NASA Names Nicky Fox as New Head of Science Mission Directorate

NASA announced today that Nicky Fox is the new head of NASA’s Science Mission Directorate. Like her predecessor, Thomas Zurbuchen, she is a heliophysicist who studies the Sun and its influence on the solar system. Zurbuchen brought her into NASA to head SMD’s heliophysics division in 2018. She is only the second woman to lead SMD.

Nicola (Nicky) Fox joined NASA from the Johns Hopkins University Applied Physics Laboratory (APL) where she was the chief scientist and project scientist for the Parker Solar Probe. Her accomplishments include serving as deputy scientist for the Van Allen Probes and operations scientist for the International Solar Terrestrial Physics program.

She begins her new job as Associate Administrator for SMD today.

Dr. Nicola Fox. Photo credit: NASA/Aubrey Gemignani

Only one other woman, Mary Cleave, an environmental research engineer and former astronaut, has headed SMD in the agency’s almost 65-year history. She was SMD’s AA from August 2005-March 2007.

Heliophysics, also called solar and space physics, is the study of the Sun and its interaction with Earth and the rest of solar system all the way out to the heliopause — the boundary between the solar wind and interstellar wind — including research into space weather.

As SMD Division Director for Heliophysics, Fox oversaw a roughly $800 million annual budget.
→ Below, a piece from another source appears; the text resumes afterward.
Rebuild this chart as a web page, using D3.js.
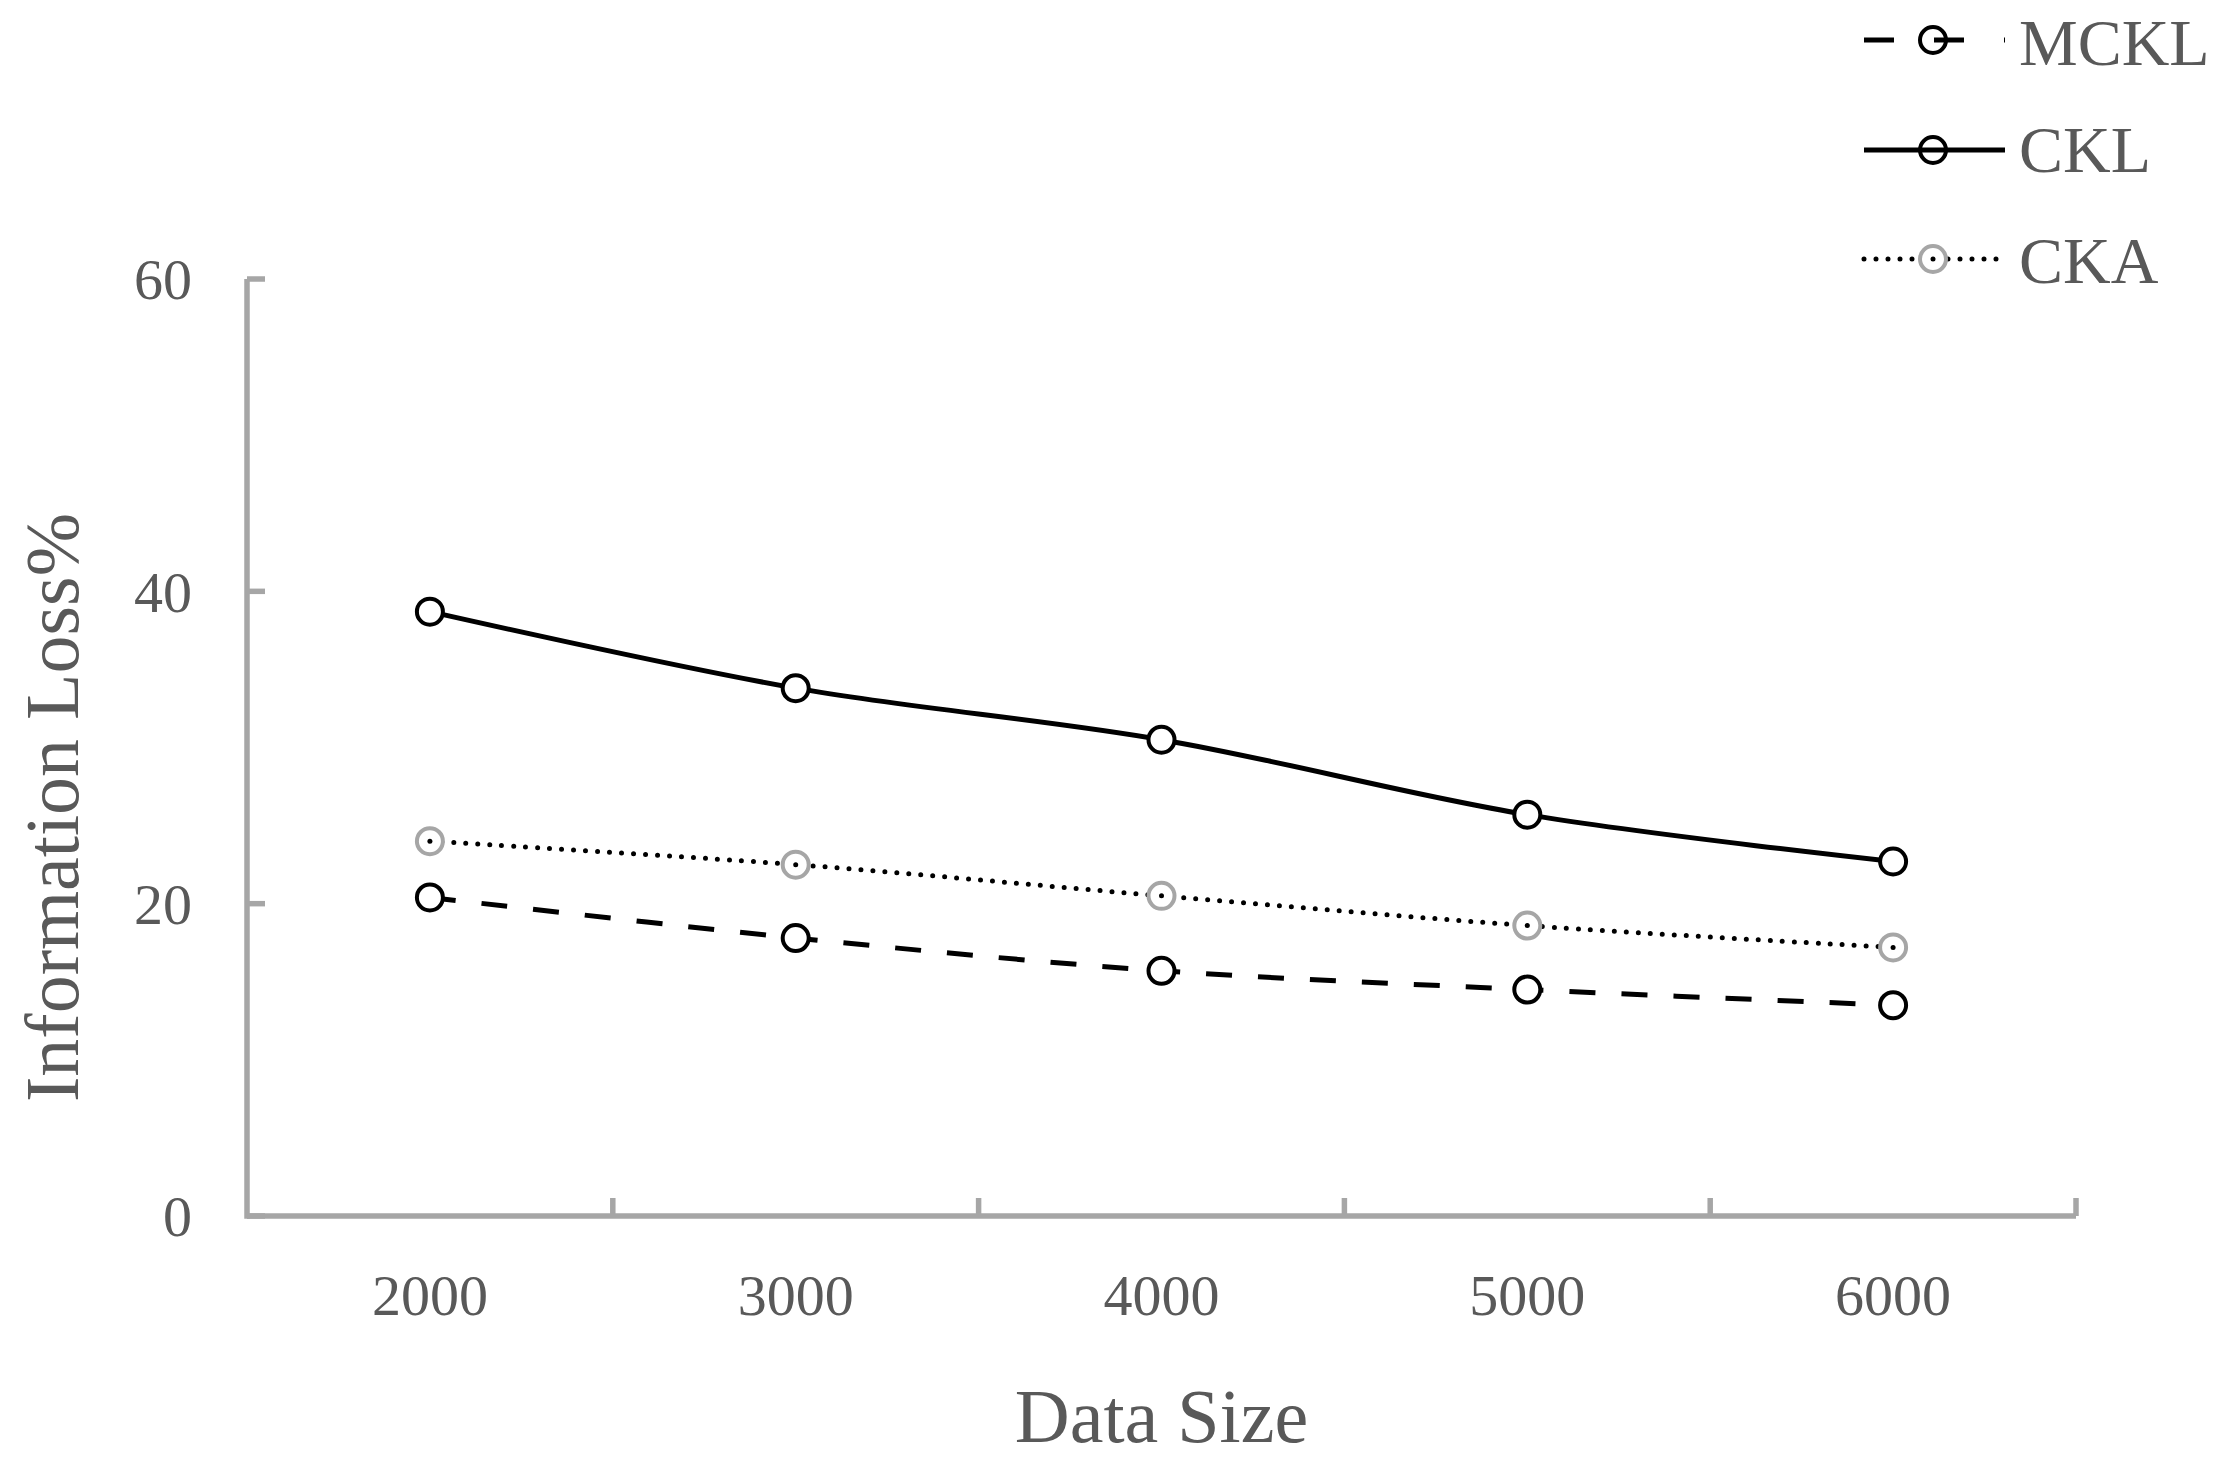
<!DOCTYPE html>
<html><head><meta charset="utf-8">
<script src="https://cdn.jsdelivr.net/npm/d3@7"></script>
<style>body{margin:0;background:#fff}</style>
</head><body><div id="chart"></div>
<script>
const sizes = [2000, 3000, 4000, 5000, 6000];
const mckl = [20.4, 17.8, 15.7, 14.5, 13.5];
const ckl = [38.7, 33.8, 30.5, 25.7, 22.7];
const cka = [24.0, 22.5, 20.5, 18.6, 17.2];
const yTicks = [0, 20, 40, 60];

const W = 2217, H = 1459;
const plotL = 247, plotR = 2076, plotT = 279, plotB = 1216;
const font = '"Liberation Serif", "DejaVu Serif", serif';
const axisCol = '#a6a6a6', textCol = '#595959';

const svg = d3.select('#chart').append('svg').attr('width', W).attr('height', H);

const x = d3.scaleBand().domain(sizes).range([plotL, plotR]);
const y = d3.scaleLinear().domain([0, 60]).range([plotB, plotT]);

// axes
const ax = svg.append('g');
ax.append('line').attr('x1', plotL).attr('x2', plotR).attr('y1', plotB).attr('y2', plotB)
  .attr('stroke', axisCol).attr('stroke-width', 5.5);
ax.append('line').attr('x1', plotL).attr('x2', plotL).attr('y1', plotB + 2.75).attr('y2', plotT)
  .attr('stroke', axisCol).attr('stroke-width', 5.5);
// x tick marks at band boundaries
sizes.forEach(s => {
  const bx = x(s) + x.bandwidth();
  ax.append('line').attr('x1', bx).attr('x2', bx).attr('y1', plotB).attr('y2', plotB - 18)
    .attr('stroke', axisCol).attr('stroke-width', 5.5);
});
yTicks.forEach(t => {
  ax.append('line').attr('x1', plotL).attr('x2', plotL + 18).attr('y1', y(t)).attr('y2', y(t))
    .attr('stroke', axisCol).attr('stroke-width', 5.5);
  ax.append('text').attr('x', 192).attr('y', y(t)).attr('dy', '0.35em').attr('text-anchor', 'end')
    .style('font-family', font).style('font-size', '58px').attr('fill', textCol).text(t);
});
sizes.forEach(s => {
  ax.append('text').attr('x', x(s) + x.bandwidth() / 2).attr('y', 1315).attr('text-anchor', 'middle')
    .style('font-family', font).style('font-size', '58px').attr('fill', textCol).text(s);
});
svg.append('text').attr('x', (plotL + plotR) / 2).attr('y', 1442).attr('text-anchor', 'middle')
  .style('font-family', font).style('font-size', '76px').attr('fill', textCol).text('Data Size');
svg.append('text').attr('transform', `translate(78,${(plotT + plotB) / 2 + 60}) rotate(-90)`).attr('text-anchor', 'middle')
  .style('font-family', font).style('font-size', '76px').attr('fill', textCol).text('Information Loss%');

const series = [
  { name: 'MCKL', values: mckl, dash: '26,26', marker: '#000', dot: false, cap: 'butt', legendY: 40, textY: 65 },
  { name: 'CKL', values: ckl, dash: null, marker: '#000', dot: false, cap: 'butt', legendY: 150, textY: 172 },
  { name: 'CKA', values: cka, dash: '0,12', marker: '#a6a6a6', dot: true, cap: 'round', legendY: 259, textY: 283 }
];

const line = d3.line().x((d, i) => x(sizes[i]) + x.bandwidth() / 2).y(d => y(d)).curve(d3.curveCatmullRom);

series.forEach(s => {
  const g = svg.append('g');
  g.append('path').datum(s.values).attr('d', line).attr('fill', 'none').attr('stroke', '#000')
    .attr('stroke-width', 5).attr('stroke-linecap', s.cap)
    .attr('stroke-dasharray', s.dash);
  g.selectAll('circle').data(s.values).enter().append('circle')
    .attr('cx', (d, i) => x(sizes[i]) + x.bandwidth() / 2).attr('cy', d => y(d)).attr('r', 13)
    .attr('fill', '#fff').attr('stroke', s.marker).attr('stroke-width', 4);
  if (s.dot) g.selectAll('.c').data(s.values).enter().append('circle')
    .attr('cx', (d, i) => x(sizes[i]) + x.bandwidth() / 2).attr('cy', d => y(d)).attr('r', 2.5).attr('fill', '#000');

  // legend
  const lg = svg.append('g');
  lg.append('line').attr('x1', 1864).attr('x2', 2005).attr('y1', s.legendY).attr('y2', s.legendY)
    .attr('stroke', '#000').attr('stroke-width', 5).attr('stroke-linecap', s.cap)
    .attr('stroke-dasharray', s.name === 'MCKL' ? '30,40' : s.dash);
  lg.append('circle').attr('cx', 1933).attr('cy', s.legendY).attr('r', 13)
    .attr('fill', s.name === 'CKA' ? '#fff' : 'none').attr('stroke', s.marker).attr('stroke-width', 4);
  if (s.dot) lg.append('circle').attr('cx', 1933).attr('cy', s.legendY).attr('r', 2.5).attr('fill', '#000');
  lg.append('text').attr('x', 2019).attr('y', s.textY).style('font-family', font).style('font-size', '66px')
    .attr('fill', textCol).text(s.name);
});
</script></body></html>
Now she’s in charge of all of SMD, whose budget is at an historic high of almost $8 billion with programs in astrophysics, biological and physical sciences in space, earth science, heliophysics, and planetary science. SMD also includes the Joint Agency Satellite Division that manages development and acquisition of satellites for NOAA on a reimburseable basis.

Fox is perhaps best known for her scientific leadership of the Parker Solar Probe, the first spacecraft to “kiss the Sun” as it repeatedly swings by close enough to enter the Sun’s corona.

The probe is named after Eugene Parker, the “father of heliophysics,” a rare instance of naming a spacecraft after someone who was living at the time and able to attend the 2018 launch. He passed away last year.

Eugene Parker (seated) and Nicky Fox watch the launch of the Parker Solar Probe, August 12, 2018. Photo credit: NASA/Glenn Benson

Born in Hitchin, Herefordshire, England, Fox received a B.S. in physics from The Imperial College of Science, Technology and Medicine in London, an M.S. in Telematics and Satellite Communications from the University of Surrey, and returned to Imperial College London for her Ph.D. in Space and Atmospheric Physics. She worked at NASA’s Goddard Space Flight Center before joining APL in 1998.

Zurbuchen, who left the agency at the end of last year, and Bobby Braun, Space Exploration Sector Head at APL, joined NASA Administrator Bill Nelson in praising the decision.